Answer

**step1** Understanding the problem

The problem provides information about a machine's printing rate and the total number of posters to be printed. We are told that the machine prints 230 movie posters each hour. We need to find out how many hours it will take for the machine to print a total of 1265 posters.

**step2** Identifying the operation

To find the total number of hours when we know the total quantity and the rate per unit of time, we need to use division. We will divide the total number of posters by the number of posters printed per hour.

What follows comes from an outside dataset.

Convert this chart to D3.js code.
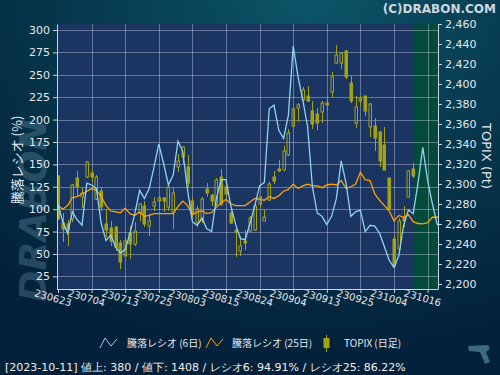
<!DOCTYPE html>
<html><head><meta charset="utf-8">
<script src="https://cdn.jsdelivr.net/npm/d3@7"></script>
<style>body{margin:0;background:#052a3c;} svg{display:block}</style>
</head><body><svg id="c" width="500" height="375"></svg>
<script>
const dates = ["230623","230626","230627","230628","230629","230630","230703","230704","230705","230706","230707","230710","230711","230712","230713","230714","230718","230719","230720","230721","230724","230725","230726","230727","230728","230731","230801","230802","230803","230804","230807","230808","230809","230810","230814","230815","230816","230817","230818","230821","230822","230823","230824","230825","230828","230829","230830","230831","230901","230904","230905","230906","230907","230908","230911","230912","230913","230914","230915","230919","230920","230921","230922","230925","230926","230927","230928","230929","231002","231003","231004","231005","231006","231010","231011","231012","231013","231016","231017","231018","231019"];
const tickLabels = ["230623","230704","230713","230725","230803","230815","230824","230904","230913","230925","231004","231016"];
const lastDate = "231011";

const open  = [2308,2261,2260,2265,2306,2287,2307,2311,2285,2293, 2260,2256,2257,2241,2228,2251,2240,2271,2278,2258, 2278,2283,2286,2277,2272,2317,2327,2317,2283,2261, 2263,2295,2289,2280,2307,2297,2271,2254,2233,2243, 2253,2254,2280,2263,2284,2307,2315,2314,2329,2358, 2376,2384,2388,2373,2370,2372,2381,2392,2421,2421, 2433,2401,2361,2383,2388,2357,2358,2352,2339,2306, 2245,2235,2266,2287,2315];
const high  = [2309,2271,2264,2300,2313,2297,2323,2314,2309,2297, 2275,2263,2258,2244,2247,2258,2262,2281,2283,2270, 2287,2288,2287,2300,2296,2330,2338,2329,2287,2278, 2287,2301,2290,2306,2315,2298,2273,2255,2248,2254, 2268,2280,2288,2274,2302,2313,2324,2338,2355,2377, 2381,2397,2398,2383,2376,2383,2388,2412,2439,2432, 2434,2408,2388,2388,2388,2381,2366,2353,2357,2306, 2249,2266,2278,2314,2321];
const low   = [2264,2242,2238,2262,2287,2276,2306,2302,2284,2273, 2247,2238,2233,2215,2227,2225,2238,2263,2257,2248, 2273,2273,2272,2273,2255,2312,2320,2297,2267,2257, 2261,2287,2278,2278,2278,2287,2260,2227,2228,2234, 2252,2253,2277,2263,2283,2300,2312,2313,2328,2357, 2362,2383,2382,2355,2354,2361,2373,2387,2420,2415, 2405,2381,2356,2378,2368,2347,2333,2317,2314,2275, 2217,2234,2257,2287,2306];
const close = [2265,2255,2254,2299,2297,2291,2322,2307,2307,2277, 2254,2243,2237,2222,2243,2240,2253,2280,2260,2263, 2282,2286,2283,2297,2291,2323,2337,2301,2270,2275, 2285,2291,2283,2304,2280,2290,2261,2252,2238,2241, 2266,2278,2287,2267,2300,2303,2313,2333,2351,2375, 2379,2394,2383,2360,2361,2381,2379,2407,2429,2431, 2407,2383,2377,2386,2373,2380,2346,2323,2314,2275, 2218,2263,2263,2313,2308];

const ratio6  = [105,86,73,97,88,82,129,127,123,84, 65,71,58,51,55,73,95,121,112,123, 147,173,151,127,138,176,164,121,86,82, 90,78,75,112,133,133,104,83,67,66, 84,104,126,130,212,216,188,179,205,282, 248,222,192,125,96,92,83,92,112,154, 129,92,97,99,75,82,81,73,58,43, 35,48,82,99,95,129,169,132,106,83, 80];
const ratio25 = [104,100,104,113,114,117,120,123,121,114, 104,98,97,96,101,95,93,97,92,93, 95,95,95,95,95,103,109,104,94,97, 98,95,96,102,107,111,106,104,104,104, 108,112,111,110,114,112,115,120,122,128, 123,126,128,126,126,124,127,128,127,132, 123,125,128,141,133,132,117,110,104,98, 87,93,91,94,86,84,83.5,85,91,91, 91];

const leftTicks  = [25,50,75,100,125,150,175,200,225,250,275,300];
const rightTicks = [2200,2220,2240,2260,2280,2300,2320,2340,2360,2380,2400,2420,2440,2460];

const L=57, R=438, T=24, B=289;
const candleColor="#a2a214", blue="#8fd3ee", orange="#ffa200", txt="#e4e8ee";
const svg=d3.select('#c');
const defs=svg.append('defs');
const rg=defs.append('radialGradient').attr('id','bg').attr('cx','62%').attr('cy','0%').attr('r','95%');
rg.append('stop').attr('offset','0%').attr('stop-color','#0b5568');
rg.append('stop').attr('offset','55%').attr('stop-color','#06354a');
rg.append('stop').attr('offset','100%').attr('stop-color','#03213a');
defs.append('clipPath').attr('id','clip').append('rect').attr('x',L).attr('y',T).attr('width',R-L).attr('height',B-T);

svg.append('rect').attr('width',500).attr('height',375).attr('fill','url(#bg)');

// watermark
svg.append('text').attr('transform','translate(46,302) rotate(-90)')
  .attr('font-family','DejaVu Sans').attr('font-weight','bold').attr('font-style','italic')
  .attr('font-size',38).attr('fill','rgba(110,160,180,0.32)').text('DRABON');

const x=d3.scalePoint().domain(dates).range([58, 58+4.8*(dates.length-1)]);
const yL=d3.scaleLinear().domain([10.9,306.7]).range([B,T]);
const yR=d3.scaleLinear().domain([2195,2460]).range([B,T]);

// plot background
svg.append('rect').attr('x',L).attr('y',T).attr('width',R-L).attr('height',B-T).attr('fill','#1b3563');
svg.append('rect').attr('x',x(lastDate)).attr('y',T).attr('width',R-x(lastDate)).attr('height',B-T).attr('fill','#044a3c');

// grid
const grid=svg.append('g').attr('stroke','rgba(225,230,245,0.38)').attr('stroke-width',1);
grid.selectAll('.h').data(leftTicks).join('line').attr('x1',L).attr('x2',R)
  .attr('y1',d=>Math.round(yL(d))+0.5).attr('y2',d=>Math.round(yL(d))+0.5);
grid.selectAll('.v').data(tickLabels.slice(1)).join('line').attr('y1',T).attr('y2',B)
  .attr('x1',d=>Math.round(x(d))+0.5).attr('x2',d=>Math.round(x(d))+0.5);

// candles
const cd=open.map((o,i)=>({d:dates[i],o,h:high[i],l:low[i],c:close[i]}));
const cg=svg.append('g').attr('clip-path','url(#clip)');
cd.forEach(k=>{
  const cx=Math.round(x(k.d))+0.5, top=Math.max(k.o,k.c), bot=Math.min(k.o,k.c);
  cg.append('line').attr('x1',cx).attr('x2',cx).attr('y1',yR(k.h)).attr('y2',yR(top)).attr('stroke',candleColor);
  cg.append('line').attr('x1',cx).attr('x2',cx).attr('y1',yR(bot)).attr('y2',yR(k.l)).attr('stroke',candleColor);
  const filled=k.c<k.o;
  cg.append('rect').attr('x',cx-1.5).attr('y',yR(top)).attr('width',2.5).attr('height',Math.max(1,yR(bot)-yR(top)))
    .attr('fill',filled?candleColor:'none').attr('stroke',candleColor).attr('stroke-width',1);
});

// lines
const lg=svg.append('g').attr('clip-path','url(#clip)');
const line=(arr,sc)=>d3.line().x((v,i)=>x(dates[i])).y(v=>sc(v))(arr);
lg.append('path').attr('d',line(ratio25,yL)).attr('fill','none').attr('stroke',orange).attr('stroke-width',1.3);
lg.append('path').attr('d',line(ratio6,yL)).attr('fill','none').attr('stroke',blue).attr('stroke-width',1.3);

// axes
function styleAxis(g){
  g.selectAll('path').attr('stroke','#c9d2e6');
  g.selectAll('line').attr('stroke','#c9d2e6');
  g.selectAll('text').attr('fill',txt).attr('font-family','DejaVu Sans').attr('font-size',11);
}
svg.append('g').attr('transform',`translate(${L},0)`)
  .call(d3.axisLeft(yL).tickValues(leftTicks).tickSize(4).tickSizeOuter(0).tickFormat(d3.format('d')))
  .call(styleAxis);
svg.append('g').attr('transform',`translate(${R},0)`)
  .call(d3.axisRight(yR).tickValues(rightTicks).tickSize(4).tickSizeOuter(0).tickFormat(d3.format(',')))
  .call(styleAxis);
const xa=svg.append('g').attr('transform',`translate(0,${B})`)
  .call(d3.axisBottom(x).tickValues(tickLabels).tickSize(4).tickSizeOuter(0).tickFormat(''))
  .call(styleAxis);
xa.select('path.domain').attr('d',`M${L},0.5H${R}`);
svg.append('g').selectAll('text').data(tickLabels).join('text')
  .attr('transform',d=>`translate(${x(d)-5},298) rotate(16)`)
  .attr('text-anchor','middle').attr('dy','0.35em')
  .attr('font-family','DejaVu Sans').attr('font-size',10).attr('fill',txt).text(d=>d);

// axis titles
svg.append('text').attr('transform','translate(22,160) rotate(-90)').attr('text-anchor','middle')
  .attr('font-family','Noto Sans CJK JP').attr('font-size',13).attr('fill',txt).text('騰落レシオ (%)');
svg.append('text').attr('transform','translate(482,156) rotate(90)').attr('text-anchor','middle')
  .attr('font-family','DejaVu Sans').attr('font-size',13).attr('fill',txt).text('TOPIX (Pt)');

// copyright
svg.append('text').attr('x',496).attr('y',13).attr('text-anchor','end')
  .attr('font-family','DejaVu Sans').attr('font-weight','bold').attr('font-size',12).attr('fill','#d0d6dc').text('(C)DRABON.COM');

// legend
const leg=svg.append('g').attr('font-family','Noto Sans CJK JP').attr('font-size',10).attr('fill',txt);
const zig=(x0,col)=>leg.append('path').attr('d',`M${x0},348L${x0+5},338L${x0+11},346L${x0+17},339`).attr('fill','none').attr('stroke',col).attr('stroke-width',1);
zig(100,blue); leg.append('text').attr('x',127).attr('y',347).text('騰落レシオ (6日)');
zig(206,orange); leg.append('text').attr('x',232).attr('y',347).text('騰落レシオ (25日)');
leg.append('line').attr('x1',326.5).attr('x2',326.5).attr('y1',335).attr('y2',352).attr('stroke',candleColor);
leg.append('rect').attr('x',323.5).attr('y',338).attr('width',6).attr('height',10).attr('fill',candleColor);
leg.append('text').attr('x',344).attr('y',347).text('TOPIX (日足)');

// status text
svg.append('text').attr('x',5).attr('y',371).attr('font-family','DejaVu Sans').attr('font-size',11).attr('fill','#f0f0f0')
  .text('[2023-10-11]  値上: 380 / 値下: 1408 / レシオ6: 94.91% / レシオ25: 86.22%');

// logo
svg.append('path').attr('d','M468,346 L488,345 L490,349 L486,352 L490,362 L485,364 L480,352 L469,351 Z').attr('fill','#3a6a80');
</script></body></html>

**step3** Formulating the equation

Let the number of hours be represented by 'H'. The relationship can be expressed as an equation:
$$ \text{Total Posters} \div \text{Posters per Hour} = \text{Number of Hours} $$
Substituting the given values into this relationship, the equation is:
$$ 1265 \div 230 = \text{H} $$

**step4** Solving the equation

Now, we perform the division:
We need to find how many times 230 fits into 1265.
We can estimate by multiplying 230 by different whole numbers:
$$ 230 \times 1 = 230 $$
$$ 230 \times 2 = 460 $$
$$ 230 \times 3 = 690 $$
$$ 230 \times 4 = 920 $$
$$ 230 \times 5 = 1150 $$
$$ 230 \times 6 = 1380 $$
Since 1150 is the closest multiple of 230 that is less than or equal to 1265, the machine works for 5 full hours.
Now, we find the remainder:
$$ 1265 - 1150 = 115 $$
This means after 5 hours, there are 115 posters left to print.
To find the fraction of an hour needed for the remaining posters, we divide the remainder (115) by the hourly rate (230):
$$ 115 \div 230 = \frac{115}{230} $$
We can simplify this fraction:
$$ \frac{115}{230} = \frac{115 \div 115}{230 \div 115} = \frac{1}{2} $$
So, it takes an additional half an hour for the remaining 115 posters.
Adding the full hours and the fractional hour:
$$ 5 \text{ hours} + \frac{1}{2} \text{ hour} = 5\frac{1}{2} \text{ hours} \text{ or } 5.5 \text{ hours} $$

**step5** Stating the answer

It takes the machine $$5\frac{1}{2}$$ hours, or 5.5 hours, to print 1265 posters.